The balance sheet offers little comfort. While the company holds $96.26 million in cash against $73 million in total debt, its liquidity position is precarious. The current ratio stands at a low 1.17, and the quick ratio is 0.67. A quick ratio below 1.0 indicates that Newegg cannot cover its short-term liabilities with its most liquid assets, forcing a reliance on selling inventory, which is not guaranteed. This weak liquidity is a major red flag for a retail business that needs flexibility to manage inventory and seasonal demand.

Perhaps the most concerning aspect is the company's inability to generate cash from its core business. Operating cash flow was negative at -$0.82 million, and free cash flow was also negative at -$4.44 million. This means the daily operations are consuming cash rather than producing it, a completely unsustainable situation. The company is funding its losses and working capital needs from its existing cash pile, which will eventually run out if performance does not dramatically improve. The financial foundation looks highly risky, with fundamental weaknesses across the income statement, balance sheet, and cash flow statement.

Factor Analysis

  • Cash Conversion Cycle

    Fail

    The company is failing to convert its operations into cash, as shown by its negative operating cash flow, indicating severe issues with working capital management.

    Newegg's ability to manage its cash flow is a critical weakness. For the latest fiscal year, its operating cash flow was negative -$0.82 million. This means the core business activities consumed more cash than they generated. A key reason for this was a massive -$57.4 million decrease in accounts payable, suggesting the company had to pay its suppliers much faster than it was bringing in cash. Although its inventory turnover was 9.41 times a year (meaning inventory sits for about 39 days), a $32.88 million increase in inventory also tied up significant cash. A business that cannot generate positive cash flow from its operations is fundamentally unsustainable.

  • Leverage and Liquidity

    Fail

    Liquidity is a major concern, with key ratios below healthy levels, suggesting the company could struggle to meet its short-term financial obligations.

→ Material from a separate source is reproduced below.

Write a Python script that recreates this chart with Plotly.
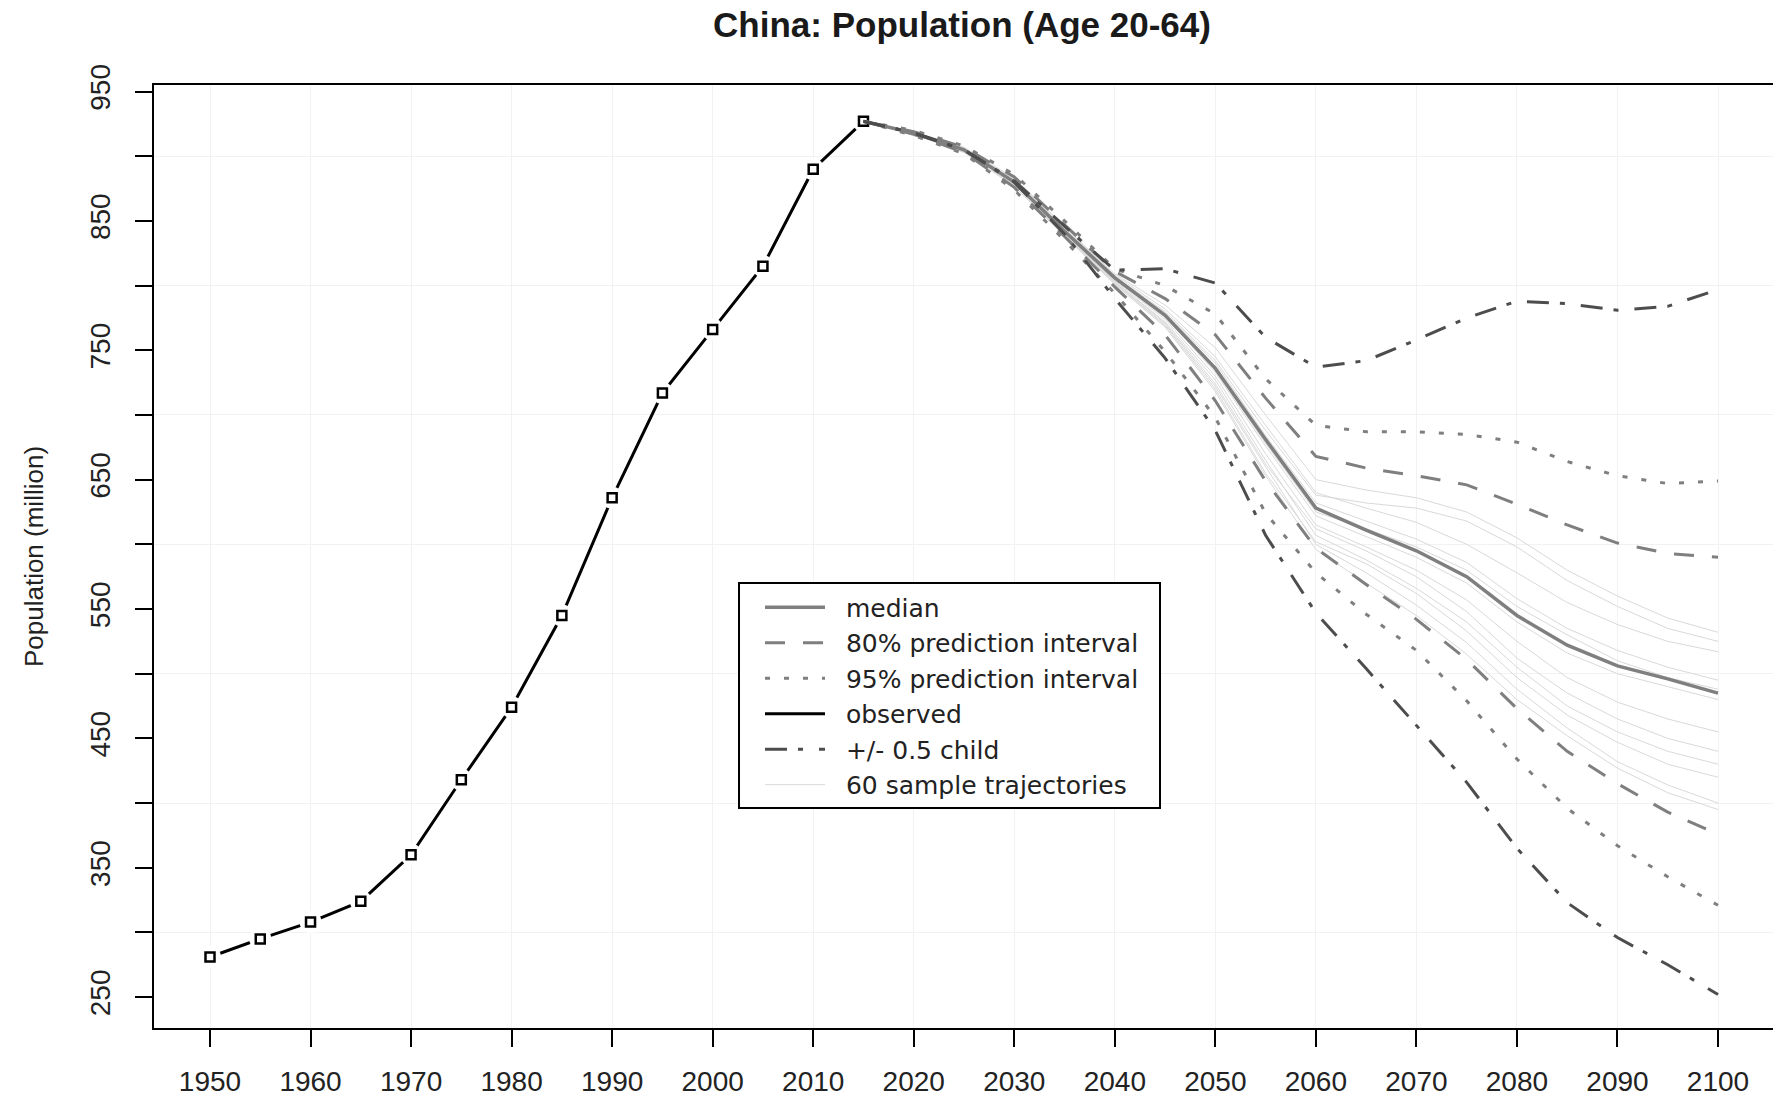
import plotly.graph_objects as go

# ---------------- data ----------------
obs_years = [1950, 1955, 1960, 1965, 1970, 1975, 1980, 1985, 1990, 1995, 2000, 2005, 2010, 2015]
observed = [281, 295, 308, 324, 360, 418, 474, 545, 636, 717, 766, 815, 890, 927]

proj_years = [2015, 2020, 2025, 2030, 2035, 2040, 2045, 2050, 2055, 2060,
              2065, 2070, 2075, 2080, 2085, 2090, 2095, 2100]
median = [927, 918, 905, 880, 842, 806, 777, 736, 681, 628, 611, 595, 575, 545, 522, 506, 496, 485]
pi80_up = [927, 919, 907, 884, 847, 811, 790, 762, 713, 668, 659, 653, 646, 631, 615, 601, 593, 590]
pi80_lo = [927, 917, 903, 876, 838, 799, 762, 711, 649, 597, 569, 542, 511, 473, 440, 415, 393, 376]
pi95_up = [927, 920, 908, 886, 850, 813, 800, 778, 728, 692, 687, 687, 685, 679, 664, 653, 647, 649]
pi95_lo = [927, 916, 902, 874, 835, 794, 749, 698, 624, 578, 546, 518, 479, 434, 396, 367, 343, 321]
child_up = [927, 918, 905, 881, 846, 812, 813, 802, 760, 737, 742, 758, 775, 788, 786, 781, 784, 797]
child_lo = [927, 918, 905, 880, 840, 790, 744, 688, 607, 547, 504, 460, 416, 365, 323, 296, 275, 252]

traj_1 = [927, 919, 906, 882, 845, 809, 785, 752, 700, 650, 642, 636, 625, 605, 580, 560, 543, 532]
traj_2 = [927, 918, 906, 881, 844, 808, 782, 745, 692, 640, 628, 617, 600, 578, 555, 538, 525, 517]
traj_3 = [927, 918, 905, 880, 843, 806, 779, 740, 684, 632, 618, 604, 586, 558, 535, 518, 505, 495]
traj_4 = [927, 918, 905, 880, 842, 805, 776, 733, 676, 622, 606, 590, 570, 540, 516, 500, 490, 480]
traj_5 = [927, 917, 904, 879, 841, 804, 774, 730, 670, 615, 598, 580, 557, 525, 497, 478, 465, 455]
traj_6 = [927, 917, 904, 878, 840, 803, 772, 727, 665, 607, 588, 566, 540, 505, 475, 455, 440, 430]
traj_7 = [927, 917, 903, 877, 839, 802, 770, 722, 660, 600, 578, 553, 524, 488, 458, 432, 414, 400]
traj_8 = [927, 917, 903, 877, 838, 801, 768, 718, 653, 596, 570, 545, 515, 480, 452, 427, 408, 395]
traj_9 = [927, 919, 907, 883, 846, 807, 780, 742, 688, 638, 632, 628, 618, 598, 572, 552, 535, 525]
traj_10 = [927, 918, 904, 879, 841, 803, 771, 724, 662, 612, 595, 575, 548, 512, 485, 465, 450, 440]
traj_11 = [927, 918, 905, 881, 843, 805, 777, 735, 678, 625, 612, 598, 580, 552, 530, 510, 497, 488]
traj_12 = [927, 917, 904, 878, 840, 802, 769, 720, 655, 602, 585, 562, 533, 497, 468, 447, 430, 420]
trajectories = [traj_1, traj_2, traj_3, traj_4, traj_5, traj_6,
                traj_7, traj_8, traj_9, traj_10, traj_11, traj_12]

x_ticks = list(range(1950, 2101, 10))
y_major = list(range(250, 951, 100))
y_minor = list(range(300, 901, 100))

legend_names = ["median", "80% prediction interval", "95% prediction interval",
                "observed", "+/- 0.5 child", "60 sample trajectories"]

# ---------------- figure ----------------
fig = go.Figure()

GRAY = "#7f7f7f"
CHILD = "#4d4d4d"
TRAJ = "#d9d9d9"
PAD = "\u00a0\u00a0"
TAIL = "\u00a0\u00a0"


def lab(k):
    return PAD + legend_names[k] + TAIL


# observed (type "b": line broken around the points)
fig.add_trace(go.Scatter(
    x=obs_years, y=observed, mode="lines",
    line=dict(color="black", width=3),
    name=lab(3), legendgroup="obs", legendrank=4))
fig.add_trace(go.Scatter(
    x=obs_years, y=observed, mode="markers",
    marker=dict(symbol="circle", size=22, color="white", line=dict(width=0)),
    name=legend_names[3], legendgroup="obs", showlegend=False, hoverinfo="skip"))
fig.add_trace(go.Scatter(
    x=obs_years, y=observed, mode="markers",
    marker=dict(symbol="square-open", size=9, color="black", line=dict(width=2.5)),
    name=legend_names[3], legendgroup="obs", showlegend=False))

for i, t in enumerate(trajectories):
    fig.add_trace(go.Scatter(
        x=proj_years, y=t, mode="lines",
        line=dict(color=TRAJ, width=1),
        name=lab(5), legendgroup="traj",
        showlegend=(i == 0), legendrank=6, hoverinfo="skip"))

for j, ys in enumerate([pi80_up, pi80_lo]):
    fig.add_trace(go.Scatter(
        x=proj_years, y=ys, mode="lines",
        line=dict(color=GRAY, width=3, dash="20px,18px"),
        name=lab(1), legendgroup="pi80",
        showlegend=(j == 0), legendrank=2))

for j, ys in enumerate([pi95_up, pi95_lo]):
    fig.add_trace(go.Scatter(
        x=proj_years, y=ys, mode="lines",
        line=dict(color=GRAY, width=3, dash="5px,14px"),
        name=lab(2), legendgroup="pi95",
        showlegend=(j == 0), legendrank=3))

fig.add_trace(go.Scatter(
    x=proj_years, y=median, mode="lines",
    line=dict(color=GRAY, width=3.5),
    name=lab(0), legendrank=1))

for j, ys in enumerate([child_up, child_lo]):
    fig.add_trace(go.Scatter(
        x=proj_years, y=ys, mode="lines",
        line=dict(color=CHILD, width=3, dash="22px,11px,5px,16px"),
        name=lab(4), legendgroup="child",
        showlegend=(j == 0), legendrank=5))

FONT = "Liberation Sans, Arial, sans-serif"

fig.update_layout(
    width=1773, height=1097,
    margin=dict(l=154, r=0, t=85, b=66),
    paper_bgcolor="white", plot_bgcolor="white",
    font=dict(family=FONT, size=28, color="#222222"),
    title=dict(text="<b>China: Population (Age 20-64)</b>",
               x=962 / 1773, xref="container", xanchor="center",
               y=1 - 25 / 1097, yref="container", yanchor="middle",
               font=dict(family=FONT, size=35, color="#1a1a1a")),
    showlegend=True,
    legend=dict(x=(738 - 154) / 1619, y=(1031 - 584) / 946,
                xanchor="left", yanchor="top",
                bgcolor="white", bordercolor="black", borderwidth=2,
                font=dict(family="DejaVu Sans, sans-serif", size=25, color="#222222"),
                tracegroupgap=0, itemwidth=60, traceorder="normal",
                indentation=20),
)

fig.update_xaxes(
    range=[1944.43, 2105.47], tickmode="array", tickvals=x_ticks,
    ticks="outside", ticklen=17, tickwidth=2, tickcolor="black",
    showline=True, linecolor="black", linewidth=2, mirror=True,
    showgrid=True, gridcolor="#f2f2f2", gridwidth=1,
    zeroline=False, ticklabelstandoff=10,
    tickfont=dict(family=FONT, size=28, color="#222222"),
)
fig.update_yaxes(
    range=[226.11, 955.09], tickmode="array", tickvals=y_major,
    ticks="outside", ticklen=17, tickwidth=2, tickcolor="black",
    tickangle=-90,
    showline=True, linecolor="black", linewidth=2, mirror=False,
    showgrid=False, zeroline=False, ticklabelstandoff=14,
    minor=dict(tickmode="array", tickvals=y_minor, ticks="outside",
               ticklen=17, tickwidth=2, tickcolor="black",
               showgrid=True, gridcolor="#f2f2f2", gridwidth=1),
    tickfont=dict(family=FONT, size=28, color="#222222"),
    title=dict(text="Population (million)", standoff=34,
               font=dict(family=FONT, size=26, color="#222222")),
)

fig.write_html("out.html")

    Newegg's balance sheet shows significant liquidity risk. The current ratio, which measures the ability to pay short-term bills, is 1.17 ($283.65 million in current assets vs. $243.57 million in current liabilities). This is a very thin margin of safety. More alarmingly, the quick ratio, which excludes less-liquid inventory, is only 0.67. A quick ratio below 1.0 is a red flag, as it means the company does not have enough easily accessible cash to cover its immediate liabilities. While the company has $96.26 millionin cash, its negative EBITDA of-$40.85 millionmakes its total debt of$73 million` appear much riskier, as it has no operating profit to service this debt.

  • Margins and Leverage

    Fail

    Newegg operates with razor-thin gross margins and negative operating margins, indicating its cost structure is too high for its sales level and it loses money on its core business.

    The company's profitability is deeply negative. Its gross margin was just 10.64% in the last fiscal year, leaving very little profit from sales to cover other expenses. After accounting for selling, general, and administrative (SG&A) costs, which consumed 14.8% of revenue, the company's operating margin was -4.17%. This resulted in an operating loss of -$51.55 million. A negative operating margin is a clear sign that the fundamental business model is not working, as costs to run the company are higher than the profits earned from selling products. There is no evidence of positive operating leverage; instead, the company is demonstrating that it cannot turn sales into profit.

  • Returns on Capital

    Fail

    The company destroys shareholder value, with deeply negative returns on equity, assets, and capital, showing it is highly inefficient at using its financial resources.

    Newegg's performance on key efficiency metrics is extremely poor. The Return on Equity (ROE) was -36.8%, meaning the company lost over 36 cents for every dollar of equity invested by shareholders. Similarly, Return on Assets (ROA) was -7.11% and Return on Capital was -16.15%. These figures starkly illustrate that the company is not generating any profit from its asset base or the capital entrusted to it by investors. Instead, its operations are consuming capital and eroding value. These negative returns are a direct consequence of its net loss and signal a broken economic engine.

  • Revenue Growth Drivers

    Fail

    The company's revenue is shrinking at an alarming rate, with a `-17.46%` decline in the last year, indicating a significant loss of customer demand or market position.

    Revenue is the lifeblood of any retailer, and Newegg's is in steep decline. The company's sales fell by -17.46% in the latest fiscal year to $1.236 billion. A double-digit revenue contraction is a severe warning sign, suggesting that the company is facing intense competition, failing to attract new customers, or losing its appeal in its core niche of computer hardware and electronics. Without growth, there is no clear path to profitability. This sharp decline in the top line is the most fundamental problem in Newegg's financial story.